Las cenas en Garrucha eran a base de gambas que estaban tiradas en el mercado. A pesar de la supuesta contaminación de las aguas había marineros que no dejaban de pescar a pesar del decaimiento del negocio. El personaje de aquellos días era un catalán, Paco Orts, que tenía su barco en Aguilas y acabó siendo «Paco el de la Bomba». Los americanos trajeron dos minisubmarinos, pero no daban con la bomba perdida. Paco insistía en señalar el lugar en el que estaba el artefacto porque presenció su caída. «Si me dejan a mí la sacaré». Los estadounidenses acabaron creyendo que el artilugio estaba donde él decía. Finalmente la bomba fue rescatada.

Políticamente, el Ministro de Información y Turismo, Manuel Fraga y el embajador de Estados Unidos, Angier Bidle Duke se bañaron en las aguas para dar sensación de que allí no había ningún peligro. Fraga aprovechó para inaugurar el Parador de Turismo de Mojacar y promocionar el Meyba como bañador. La operación Flecha Rota con que los norteamericanos bautizaron su estancia en Palomares, tuvo antes de su finalización otro accidente importante. Un avión carguero que traía material para el campamento de Vera se estrelló en el Mulhacén.

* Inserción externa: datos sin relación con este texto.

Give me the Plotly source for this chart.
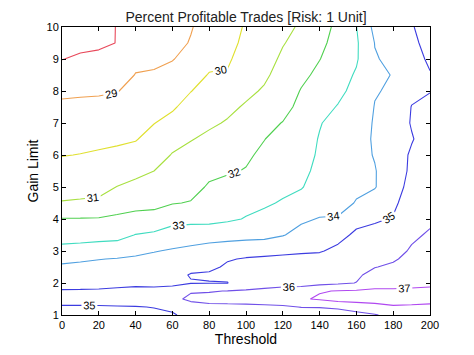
import numpy as np
import plotly.graph_objects as go

threshold = list(range(0, 201, 10))
gain = [1, 1.25, 1.5, 1.75, 2, 2.25, 2.5, 2.75, 3, 3.5, 4, 4.5, 5, 5.5, 6, 6.5, 7, 7.5, 8, 8.5, 9, 9.5, 10]

# percent profitable per threshold column (values from bottom gain=1 to top gain=10)
col_000 = [34.6, 34.9, 35.4, 35.05, 34.75, 34.45, 34.15, 33.76, 33.3, 32.6, 32.05, 31.05, 30.68, 30.33, 29.97, 29.7, 29.35, 29.15, 28.85, 28.4, 27.98, 27.7, 27.4]
col_010 = [34.65, 34.9, 35.35, 35.05, 34.8, 34.5, 34.25, 33.85, 33.4, 32.6, 32.05, 31.1, 30.7, 30.35, 30.02, 29.75, 29.45, 29.2, 28.87, 28.5, 28.12, 27.8, 27.5]
col_020 = [34.7, 34.92, 35.35, 35.07, 34.8, 34.55, 34.3, 33.97, 33.5, 32.65, 32.07, 31.15, 30.75, 30.45, 30.1, 29.8, 29.5, 29.22, 28.9, 28.55, 28.2, 27.85, 27.55]
col_030 = [34.75, 34.95, 35.35, 35.1, 34.85, 34.6, 34.35, 34.05, 33.55, 32.7, 32.25, 31.35, 31.02, 30.55, 30.2, 29.85, 29.6, 29.3, 28.97, 28.6, 28.3, 28.02, 28.05]
col_040 = [34.8, 34.97, 35.35, 35.12, 34.9, 34.65, 34.4, 34.12, 33.8, 33.03, 32.3, 31.7, 31.2, 30.8, 30.3, 29.95, 29.7, 29.45, 29.25, 29.03, 28.8, 28.6, 28.45]
col_050 = [34.85, 35.02, 35.35, 35.15, 34.85, 34.72, 34.5, 34.25, 33.95, 33.17, 32.35, 31.75, 31.4, 31.0, 30.6, 30.3, 29.98, 29.6, 29.35, 29.08, 28.85, 28.7, 28.55]
col_060 = [34.9, 35.2, 35.85, 35.25, 34.85, 34.75, 34.55, 34.35, 34.1, 33.4, 32.7, 31.95, 31.7, 31.4, 31.05, 30.7, 30.25, 29.9, 29.6, 29.3, 28.96, 28.85, 28.8]
col_070 = [35.3, 35.75, 36.12, 35.95, 34.95, 35.05, 34.8, 34.45, 34.2, 33.6, 32.7, 32.05, 31.7, 31.5, 31.3, 30.95, 30.6, 30.3, 29.98, 29.65, 29.3, 29.03, 28.97]
col_080 = [35.4, 35.8, 36.25, 35.95, 34.97, 35.1, 34.85, 34.55, 34.25, 33.75, 32.65, 32.35, 32.1, 31.8, 31.5, 31.2, 30.85, 30.6, 30.3, 30.05, 29.75, 29.45, 29.2]
col_090 = [35.45, 35.8, 36.3, 36.02, 34.98, 35.15, 35.1, 34.95, 34.45, 33.7, 32.85, 32.55, 32.3, 31.9, 31.65, 31.35, 31.08, 30.8, 30.4, 30.1, 29.85, 29.6, 29.4]
col_100 = [35.5, 35.8, 36.35, 36.05, 35.7, 35.45, 35.25, 35.05, 34.75, 33.65, 33.05, 32.75, 32.5, 32.05, 31.85, 31.6, 31.35, 31.1, 30.8, 30.65, 30.5, 30.3, 30.15]
col_110 = [35.5, 35.85, 36.4, 36.1, 35.8, 35.55, 35.35, 35.1, 34.8, 33.7, 33.3, 32.85, 32.6, 32.4, 32.2, 31.98, 31.75, 31.45, 31.1, 30.85, 30.65, 30.55, 30.45]
col_120 = [35.55, 35.9, 36.45, 36.15, 35.85, 35.6, 35.4, 35.15, 34.85, 33.95, 33.5, 33.1, 32.75, 32.6, 32.5, 32.35, 32.03, 31.7, 31.5, 31.35, 31.15, 30.95, 30.8]
col_130 = [35.6, 36.02, 36.9, 36.25, 35.8, 35.6, 35.4, 35.2, 34.9, 34.3, 33.85, 33.3, 32.95, 32.8, 32.7, 32.6, 32.5, 32.25, 32.05, 31.8, 31.5, 31.3, 31.1]
col_140 = [35.65, 36.03, 37.1, 36.95, 35.7, 35.55, 35.4, 35.2, 34.95, 34.5, 34.05, 33.6, 33.35, 33.2, 33.1, 33.05, 32.95, 32.7, 32.45, 32.2, 31.98, 31.8, 31.65]
col_150 = [35.7, 36.1, 37.4, 37.03, 35.85, 35.65, 35.5, 35.35, 35.15, 34.8, 34.07, 33.7, 33.55, 33.45, 33.4, 33.35, 33.3, 33.05, 32.8, 32.6, 32.4, 32.3, 32.2]
col_160 = [35.8, 36.3, 37.5, 37.1, 36.02, 35.85, 35.7, 35.55, 35.4, 35.12, 34.8, 34.05, 33.85, 33.75, 33.7, 33.65, 33.55, 33.4, 33.25, 33.1, 32.9, 32.88, 32.98]
col_170 = [35.95, 36.5, 37.6, 37.15, 36.6, 36.3, 35.97, 35.7, 35.5, 35.25, 34.9, 34.4, 33.95, 33.95, 34.05, 34.1, 34.08, 34.03, 33.95, 33.9, 33.95, 34.02, 34.25]
col_180 = [36.2, 36.85, 37.6, 37.15, 36.6, 36.4, 36.15, 35.9, 35.7, 35.4, 35.05, 34.85, 34.6, 34.55, 34.6, 34.6, 34.55, 34.4, 34.1, 34.02, 34.15, 34.4, 34.6]
col_190 = [36.25, 36.8, 37.5, 37.15, 36.75, 36.55, 36.4, 36.25, 36.1, 35.85, 35.6, 35.4, 35.3, 35.15, 35.1, 34.95, 35.05, 35.02, 34.85, 34.7, 34.8, 34.9, 34.95]
col_200 = [36.3, 36.75, 37.4, 37.15, 36.85, 36.7, 36.55, 36.4, 36.3, 36.1, 35.85, 35.7, 35.55, 35.45, 35.4, 35.35, 35.3, 35.15, 34.98, 34.97, 35.08, 35.15, 35.3]

columns = [col_000, col_010, col_020, col_030, col_040, col_050, col_060, col_070,
           col_080, col_090, col_100, col_110, col_120, col_130, col_140, col_150,
           col_160, col_170, col_180, col_190, col_200]
z = np.array(columns).T  # rows = gain, cols = threshold

levels = list(range(28, 38))
level_colors = ["#e8485a", "#f0a050", "#e0e030", "#a8e040", "#50d050",
                "#40dcc0", "#50a0e0", "#3c3ce0", "#7050e8", "#b048f0"]
colorscale = [[(lv - 28) / 9, c] for lv, c in zip(levels, level_colors)]

fig = go.Figure(go.Contour(
    x=threshold, y=gain, z=z,
    zmin=28, zmax=37, zauto=False,
    colorscale=colorscale,
    showscale=False,
    contours=dict(start=28, end=37, size=1, coloring="lines",
                  showlabels=True,
                  labelfont=dict(size=11, color="black", family="Liberation Sans")),
    line=dict(width=1.1, smoothing=0),
    hoverinfo="skip",
))

axis_common = dict(showline=True, linecolor="black", linewidth=1, mirror="ticks",
                   ticks="inside", ticklen=4, tickcolor="black", showgrid=False,
                   zeroline=False, automargin=False,
                   tickfont=dict(size=11, color="black"))

# the page body adds an 8 px offset, so the figure is sized to fit the window
fig.update_layout(
    template="none",
    width=466, height=347,
    margin=dict(l=54, r=44, t=19, b=40),
    paper_bgcolor="white", plot_bgcolor="white",
    font=dict(family="Liberation Sans, Arial, sans-serif", color="black"),
    title=dict(text="Percent Profitable Trades [Risk: 1 Unit]", x=0.5, xanchor="center",
               xref="paper", yref="container", y=0.974, yanchor="middle",
               pad=dict(t=0, b=0),
               font=dict(size=14, color="#222")),
    xaxis=dict(range=[0, 200], tickvals=list(range(0, 201, 20)),
               title=dict(text="Threshold", font=dict(size=14), standoff=2), **axis_common),
    yaxis=dict(range=[1, 10], tickvals=list(range(1, 11)),
               title=dict(text="Gain Limit", font=dict(size=14), standoff=4), **axis_common),
)

fig.write_html("out.html")
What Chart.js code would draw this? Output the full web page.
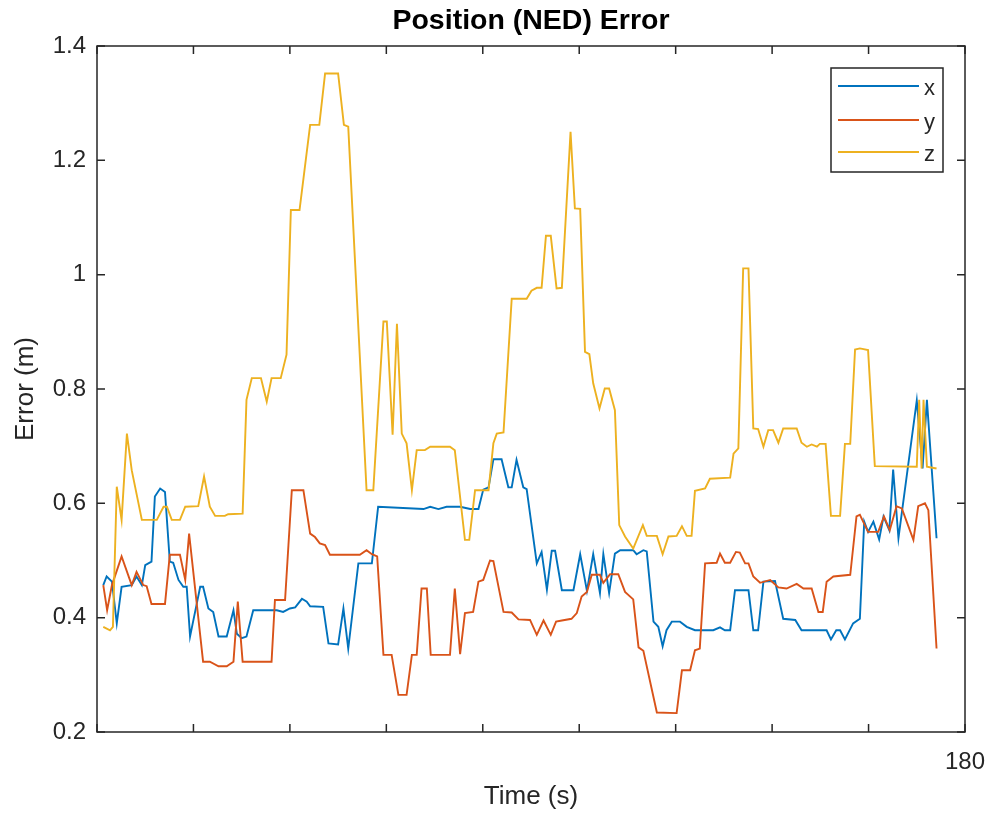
<!DOCTYPE html>
<html><head><meta charset="utf-8">
<script src="https://cdn.jsdelivr.net/npm/chart.js@4"></script>
<style>html,body{margin:0;padding:0;background:#fff}</style>
</head><body>
<canvas id="c" width="990" height="817"></canvas>
<script>
// ---- data (time in s, error in m) ----
const xTime = [1.3,2.0,3.1,4.1,5.1,7.2,8.2,9.3,10.0,11.3,12.0,13.1,14.1,15.1,15.8,16.9,17.9,18.6,19.3,20.7,21.4,22.0,23.1,24.1,25.2,26.9,28.3,29.0,30.0,31.0,32.4,35.9,37.3,38.6,40.0,41.1,42.5,43.5,44.2,46.9,48.0,50.0,51.1,52.1,54.2,57.0,58.3,67.7,69.1,70.8,72.5,75.3,77.4,79.1,80.1,81.2,82.2,83.9,85.3,86.0,87.0,88.4,89.1,91.2,92.2,93.3,94.3,95.0,96.4,98.8,100.2,101.6,102.9,104.3,105.0,106.2,107.4,108.5,111.2,111.9,113.3,114.0,115.4,116.4,117.3,118.1,119.2,120.9,122.3,124.0,127.8,129.2,130.2,131.3,132.3,135.1,136.1,137.1,138.2,140.6,142.3,144.8,146.1,151.3,152.2,153.3,154.1,155.1,156.8,158.2,159.1,159.9,161.0,162.2,163.1,164.3,165.1,166.2,170.0,171.2,172.1,174.1];
const xErr = [0.457,0.472,0.463,0.390,0.454,0.457,0.472,0.457,0.492,0.498,0.612,0.626,0.620,0.498,0.496,0.466,0.454,0.454,0.367,0.425,0.454,0.454,0.416,0.410,0.367,0.367,0.413,0.372,0.364,0.367,0.413,0.413,0.413,0.410,0.416,0.418,0.433,0.428,0.420,0.419,0.355,0.353,0.416,0.346,0.495,0.495,0.594,0.590,0.594,0.590,0.594,0.594,0.590,0.590,0.624,0.628,0.677,0.677,0.628,0.628,0.676,0.628,0.625,0.495,0.515,0.449,0.517,0.517,0.448,0.448,0.511,0.447,0.511,0.443,0.511,0.443,0.512,0.518,0.518,0.511,0.518,0.516,0.393,0.384,0.350,0.378,0.393,0.393,0.384,0.378,0.378,0.383,0.378,0.378,0.448,0.448,0.378,0.378,0.463,0.464,0.398,0.396,0.378,0.378,0.362,0.378,0.378,0.362,0.390,0.398,0.568,0.550,0.568,0.537,0.577,0.553,0.659,0.539,0.780,0.661,0.781,0.539];

const yTime = [1.3,2.1,3.1,5.1,7.2,8.2,9.6,10.3,11.3,14.1,15.1,17.2,18.3,19.1,22.0,23.4,25.2,26.9,28.3,29.2,30.2,36.2,36.9,39.0,40.4,42.8,44.2,45.2,46.2,47.3,48.3,54.5,55.9,57.0,58.1,59.4,61.1,62.5,64.2,65.3,66.3,67.3,68.4,69.2,73.2,74.2,75.3,76.3,78.0,79.1,80.1,81.5,82.2,84.3,86.0,87.4,89.8,91.2,92.6,94.1,95.2,96.4,98.4,99.5,100.5,101.6,102.6,104.3,105.0,106.4,108.1,109.5,111.2,112.3,113.3,116.1,120.2,121.3,123.0,124.0,125.0,126.1,128.5,129.2,130.2,131.3,132.5,133.3,134.4,135.1,136.1,137.5,139.6,141.3,143.0,145.1,146.5,148.2,149.6,150.5,151.3,152.7,156.2,157.5,158.2,159.9,162.0,163.2,164.4,165.8,166.9,169.3,170.3,171.7,172.4,174.1];
const yErr = [0.457,0.413,0.457,0.507,0.457,0.480,0.457,0.455,0.424,0.424,0.510,0.510,0.466,0.547,0.323,0.323,0.315,0.315,0.323,0.428,0.323,0.323,0.431,0.431,0.623,0.623,0.547,0.541,0.530,0.527,0.510,0.510,0.518,0.511,0.507,0.335,0.335,0.265,0.265,0.335,0.335,0.451,0.451,0.335,0.335,0.451,0.336,0.408,0.410,0.463,0.466,0.500,0.499,0.410,0.409,0.397,0.396,0.370,0.395,0.370,0.393,0.395,0.398,0.408,0.437,0.445,0.475,0.475,0.461,0.476,0.476,0.445,0.432,0.348,0.342,0.234,0.233,0.308,0.308,0.343,0.346,0.495,0.496,0.512,0.496,0.496,0.515,0.514,0.495,0.495,0.472,0.461,0.466,0.453,0.451,0.459,0.451,0.451,0.410,0.410,0.463,0.472,0.475,0.577,0.580,0.550,0.550,0.577,0.553,0.595,0.591,0.536,0.595,0.600,0.588,0.346];

const zTime = [1.3,2.7,3.3,4.1,5.1,6.2,7.2,9.3,12.4,13.8,14.5,15.5,17.2,18.3,21.0,22.2,23.4,24.5,26.5,27.2,30.2,31.0,32.1,34.0,35.2,36.2,38.1,39.3,40.2,42.0,44.2,46.1,47.3,50.0,51.2,52.1,55.9,57.3,59.4,60.1,61.3,62.2,63.2,64.2,65.3,66.3,68.0,69.1,73.2,74.2,76.3,77.2,78.4,81.2,82.2,82.9,84.3,86.0,89.1,90.1,91.2,92.2,93.1,94.1,95.3,96.4,98.2,99.1,100.2,101.2,102.1,102.9,104.2,105.3,106.2,107.4,108.3,109.5,111.2,113.2,114.0,116.1,117.3,118.5,120.2,121.3,122.3,123.3,124.0,126.1,127.1,131.3,132.0,133.0,134.0,135.1,136.1,137.1,138.2,139.2,140.2,141.3,142.3,145.1,146.1,147.2,148.2,149.3,149.9,151.1,152.2,154.1,155.1,156.2,157.2,158.2,159.9,161.3,170.0,170.5,171.0,171.4,172.1,174.1];
const zErr = [0.384,0.378,0.384,0.629,0.571,0.722,0.658,0.571,0.571,0.594,0.594,0.571,0.571,0.594,0.595,0.647,0.594,0.578,0.578,0.581,0.582,0.781,0.819,0.819,0.778,0.819,0.819,0.860,1.113,1.113,1.262,1.262,1.352,1.352,1.262,1.259,0.623,0.623,0.918,0.918,0.720,0.914,0.722,0.705,0.623,0.693,0.693,0.699,0.699,0.693,0.536,0.536,0.623,0.623,0.705,0.722,0.724,0.958,0.958,0.972,0.977,0.977,1.068,1.068,0.976,0.977,1.250,1.116,1.115,0.865,0.861,0.810,0.766,0.801,0.801,0.763,0.562,0.542,0.521,0.562,0.543,0.543,0.511,0.542,0.543,0.560,0.543,0.543,0.622,0.626,0.643,0.645,0.687,0.696,1.011,1.011,0.731,0.730,0.699,0.728,0.728,0.706,0.731,0.731,0.706,0.699,0.703,0.699,0.704,0.704,0.578,0.578,0.704,0.704,0.869,0.871,0.868,0.665,0.664,0.781,0.661,0.781,0.664,0.661];

const seriesNames = ['x','y','z'];
const xTicks = [0,20,40,60,80,100,120,140,160,180];
const xTickLabels = ['','','','','','','','','','180'];
const yTicks = [0.2,0.4,0.6,0.8,1.0,1.2,1.4];
const yTickLabels = ['0.2','0.4','0.6','0.8','1','1.2','1.4'];

// ---- build ----
const FONT = "'Liberation Sans', Arial, Helvetica, sans-serif";
const AX = '#262626';
const colors = ['#0072BD','#D95319','#EDB120'];
const toPts = (t, v) => t.map((tt, i) => ({x: tt, y: v[i]}));
const all = [[xTime,xErr],[yTime,yErr],[zTime,zErr]];

const datasets = all.map((s, i) => ({
  label: seriesNames[i],
  data: toPts(s[0], s[1]),
  borderColor: colors[i],
  backgroundColor: colors[i],
  borderWidth: 1.9,
  pointRadius: 0,
  tension: 0,
  fill: false,
  order: 2 - i
}));

const boxPlugin = {
  id: 'matlabBox',
  afterDraw(chart) {
    const {ctx, chartArea: a, scales} = chart;
    ctx.save();
    ctx.strokeStyle = AX;
    ctx.lineWidth = 1.5;
    ctx.strokeRect(a.left, a.top, a.right - a.left, a.bottom - a.top);
    const tl = 8;
    ctx.beginPath();
    scales.x.ticks.forEach(t => {
      const px = scales.x.getPixelForValue(t.value);
      ctx.moveTo(px, a.bottom); ctx.lineTo(px, a.bottom - tl);
      ctx.moveTo(px, a.top); ctx.lineTo(px, a.top + tl);
    });
    scales.y.ticks.forEach(t => {
      const py = scales.y.getPixelForValue(t.value);
      ctx.moveTo(a.left, py); ctx.lineTo(a.left + tl, py);
      ctx.moveTo(a.right, py); ctx.lineTo(a.right - tl, py);
    });
    ctx.stroke();

    // legend
    const bw = 112, bh = 104;
    const bx = a.right - 22 - bw, by = a.top + 22;
    ctx.fillStyle = '#fff';
    ctx.fillRect(bx, by, bw, bh);
    ctx.lineWidth = 1.5;
    ctx.strokeStyle = AX;
    ctx.strokeRect(bx, by, bw, bh);
    const rows = [18, 52, 84];
    chart.data.datasets.forEach((ds, i) => {
      const y = by + rows[i];
      ctx.strokeStyle = ds.borderColor;
      ctx.lineWidth = 1.9;
      ctx.beginPath();
      ctx.moveTo(bx + 7, y); ctx.lineTo(bx + 88, y);
      ctx.stroke();
      ctx.fillStyle = AX;
      ctx.font = '22px ' + FONT;
      ctx.textAlign = 'left';
      ctx.textBaseline = 'middle';
      ctx.fillText(ds.label, bx + 93, y + 3);
    });
    ctx.restore();
  }
};

new Chart(document.getElementById('c'), {
  type: 'line',
  data: {datasets},
  options: {
    responsive: false,
    animation: false,
    devicePixelRatio: 1,
    layout: {padding: {top: 0, left: 0, right: 25, bottom: 0}},
    plugins: {
      legend: {display: false},
      tooltip: {enabled: false},
      title: {
        display: true, fullSize: false, text: 'Position (NED) Error', color: '#000',
        font: {family: FONT, size: 28.5, weight: 'bold', lineHeight: 1.2},
        padding: {top: 4, bottom: 7.8}
      }
    },
    scales: {
      x: {
        type: 'linear', min: 0, max: 180,
        grid: {display: false, drawTicks: false},
        border: {display: false},
        afterBuildTicks: s => { s.ticks = xTicks.map(v => ({value: v})); },
        afterFit: s => { s.height = 85; s.paddingLeft = 0; s.paddingRight = 0; },
        ticks: {
          autoSkip: false, maxRotation: 0, minRotation: 0, padding: 16, color: AX,
          font: {family: FONT, size: 24, lineHeight: 1.2},
          callback: (v, i) => xTickLabels[i]
        },
        title: {
          display: true, text: 'Time (s)', color: AX,
          font: {family: FONT, size: 26, lineHeight: 1.2},
          padding: {top: 0, bottom: 4.4}
        }
      },
      y: {
        type: 'linear', min: 0.2, max: 1.4,
        grid: {display: false, drawTicks: false},
        border: {display: false},
        afterBuildTicks: s => { s.ticks = yTicks.map(v => ({value: v})); },
        afterFit: s => { s.width = 97; s.paddingTop = 0; s.paddingBottom = 0; },
        ticks: {
          padding: 11, color: AX,
          font: {family: FONT, size: 24, lineHeight: 1.2},
          callback: (v, i) => yTickLabels[i]
        },
        title: {
          display: true, text: 'Error (m)', color: AX,
          font: {family: FONT, size: 26, lineHeight: 1.2},
          padding: {top: 10.4, bottom: 0}
        }
      }
    }
  },
  plugins: [boxPlugin]
});
</script>
</body></html>
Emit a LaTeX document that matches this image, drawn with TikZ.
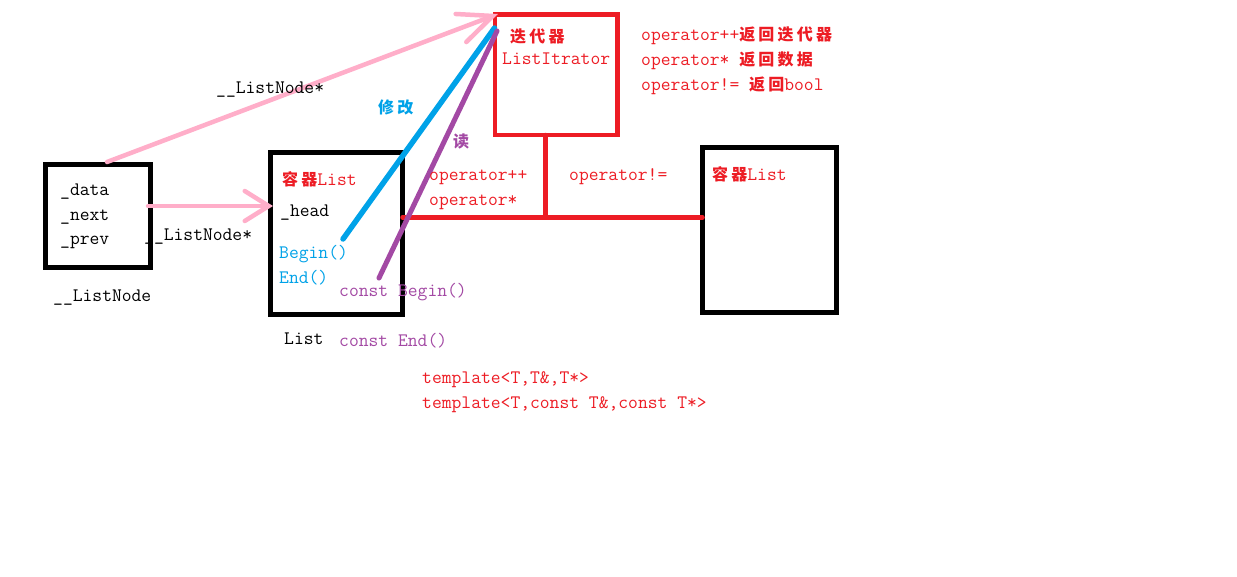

Por fin, siguiendo las instrucciones de Orts la bomba fue pescada. La película de aquello función que mezcló el drama con el sarcasmo acabó en Viernes Santo. Los periodistas fuimos invitados a subir al Albany, buque insignia de la VI Flota, para comprobar que el rescate se había consumado. Le conté a Luis que montado en la barcaza que me llevaba al buque volví al vista atrás y vi el espectáculo de Vera. Estaba subiendo la procesión del día al Calvario. Le dije que la imagen que yo veía como final era similar a la de la banderita de USA que flotaba en la acequia tras el frustrado paso de los americanos por Puebla del Rio. La censura se cargó el proyecto.